▶ [Data extract]:
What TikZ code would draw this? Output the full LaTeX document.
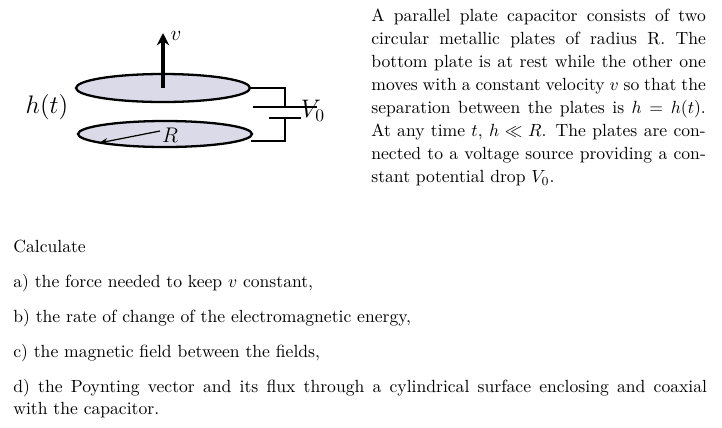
\documentclass[tikz,border=0pt]{standalone}
\usetikzlibrary{arrows.meta}
\definecolor{plate}{RGB}{218,218,232}
\begin{document}
\begin{tikzpicture}[x=0.568pt,y=-0.568pt,
  platest/.style={draw=black,line width=1.3pt,fill=plate},
  wire/.style={draw=black,line width=0.6pt},
  txt/.style={anchor=west,inner sep=0pt,text height=7pt,text depth=2pt,font=\normalsize}]
\useasboundingbox (0,0) rectangle (722,427);
% plates
\coordinate (top) at (163,88);
\coordinate (bot) at (165,134);
\draw[platest] (top) ellipse [x radius=87,y radius=14];
\draw[platest] (bot) ellipse [x radius=87,y radius=13];
\coordinate (tr) at (250,88);
\coordinate (br) at (251,141);
\coordinate (c1) at (285,88);
\coordinate (c2) at (285,141);
\coordinate (bp) at (285,107);
\coordinate (bn) at (285,118);
\draw[wire] (tr) -- (c1) -- (bp);
\draw[wire] (bn) -- (c2) -- (br);
\draw[wire] ([xshift=-18]bp) -- ([xshift=18]bp);
\draw[wire] ([xshift=-9]bn) -- ([xshift=9]bn);
\node[inner sep=0] (V) at (313,111) {\Large$V_0$};
\coordinate (vtip) at (163,33);
\draw[line width=1.8pt,-{Stealth[length=7pt,width=7pt]}] (top) -- (vtip);
\node[inner sep=0] (vl) at (176,36) {\large$v$};
\node[inner sep=0] (h) at (47,107) {\Large$h(t)$};
\coordinate (rs) at (160,131);
\coordinate (re) at (99,143);
\draw[line width=0.7pt,-{Stealth[length=5pt]}] (rs) -- (re);
\node[inner sep=0] (R) at (170,135) {\large$R$};
% paragraph
\node[txt] (p1) at (371,17) {\hbox to 190pt{A parallel plate capacitor consists of two}};
\node[txt] (p2) at (371,40) {\hbox to 190pt{circular metallic plates of radius R. The}};
\node[txt] (p3) at (371,63) {\hbox to 190pt{bottom plate is at rest while the other one}};
\node[txt] (p4) at (371,86) {\hbox to 190pt{moves with a constant velocity $v$ so that the}};
\node[txt] (p5) at (371,109) {\hbox to 190pt{separation between the plates is $h=h(t)$.}};
\node[txt] (p6) at (371,132) {\hbox to 190pt{At any time $t$, $h\ll R$. The plates are con-}};
\node[txt] (p7) at (371,155) {\hbox to 190pt{nected to a voltage source providing a con-}};
\node[txt] (p8) at (371,178) {stant potential drop $V_0$.};
% questions
\node[txt] (q0) at (13,248) {Calculate};
\node[txt] (qa) at (13,283) {a) the force needed to keep $v$ constant,};
\node[txt] (qb) at (13,318) {b) the rate of change of the electromagnetic energy,};
\node[txt] (qc) at (13,353) {c) the magnetic field between the fields,};
\node[txt] (qd) at (13,388) {\hbox to 394pt{d) the Poynting vector and its flux through a cylindrical surface enclosing and coaxial}};
\node[txt] (qd2) at (13,410) {with the capacitor.};
\end{tikzpicture}
\end{document}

▶ [Work to complete]: Print out the whole of the material word for word, without pictures.

▶ [Solution for this task]:
What TikZ code would draw this? Output the full LaTeX document.
\documentclass[tikz,border=0pt]{standalone}
\usetikzlibrary{arrows.meta}
\definecolor{plate}{RGB}{218,218,232}
\begin{document}
\begin{tikzpicture}[x=0.568pt,y=-0.568pt,
  platest/.style={draw=black,line width=1.3pt,fill=plate},
  wire/.style={draw=black,line width=0.6pt},
  txt/.style={anchor=west,inner sep=0pt,text height=7pt,text depth=2pt,font=\normalsize}]
\useasboundingbox (0,0) rectangle (722,427);
% plates
\coordinate (top) at (163,88);
\coordinate (bot) at (165,134);
\draw[platest] (top) ellipse [x radius=87,y radius=14];
\draw[platest] (bot) ellipse [x radius=87,y radius=13];
\coordinate (tr) at (250,88);
\coordinate (br) at (251,141);
\coordinate (c1) at (285,88);
\coordinate (c2) at (285,141);
\coordinate (bp) at (285,107);
\coordinate (bn) at (285,118);
\draw[wire] (tr) -- (c1) -- (bp);
\draw[wire] (bn) -- (c2) -- (br);
\draw[wire] ([xshift=-18]bp) -- ([xshift=18]bp);
\draw[wire] ([xshift=-9]bn) -- ([xshift=9]bn);
\node[inner sep=0] (V) at (313,111) {\Large$V_0$};
\coordinate (vtip) at (163,33);
\draw[line width=1.8pt,-{Stealth[length=7pt,width=7pt]}] (top) -- (vtip);
\node[inner sep=0] (vl) at (176,36) {\large$v$};
\node[inner sep=0] (h) at (47,107) {\Large$h(t)$};
\coordinate (rs) at (160,131);
\coordinate (re) at (99,143);
\draw[line width=0.7pt,-{Stealth[length=5pt]}] (rs) -- (re);
\node[inner sep=0] (R) at (170,135) {\large$R$};
% paragraph
\node[txt] (p1) at (371,17) {\hbox to 190pt{A parallel plate capacitor consists of two}};
\node[txt] (p2) at (371,40) {\hbox to 190pt{circular metallic plates of radius R. The}};
\node[txt] (p3) at (371,63) {\hbox to 190pt{bottom plate is at rest while the other one}};
\node[txt] (p4) at (371,86) {\hbox to 190pt{moves with a constant velocity $v$ so that the}};
\node[txt] (p5) at (371,109) {\hbox to 190pt{separation between the plates is $h=h(t)$.}};
\node[txt] (p6) at (371,132) {\hbox to 190pt{At any time $t$, $h\ll R$. The plates are con-}};
\node[txt] (p7) at (371,155) {\hbox to 190pt{nected to a voltage source providing a con-}};
\node[txt] (p8) at (371,178) {stant potential drop $V_0$.};
% questions
\node[txt] (q0) at (13,248) {Calculate};
\node[txt] (qa) at (13,283) {a) the force needed to keep $v$ constant,};
\node[txt] (qb) at (13,318) {b) the rate of change of the electromagnetic energy,};
\node[txt] (qc) at (13,353) {c) the magnetic field between the fields,};
\node[txt] (qd) at (13,388) {\hbox to 394pt{d) the Poynting vector and its flux through a cylindrical surface enclosing and coaxial}};
\node[txt] (qd2) at (13,410) {with the capacitor.};
\end{tikzpicture}
\end{document}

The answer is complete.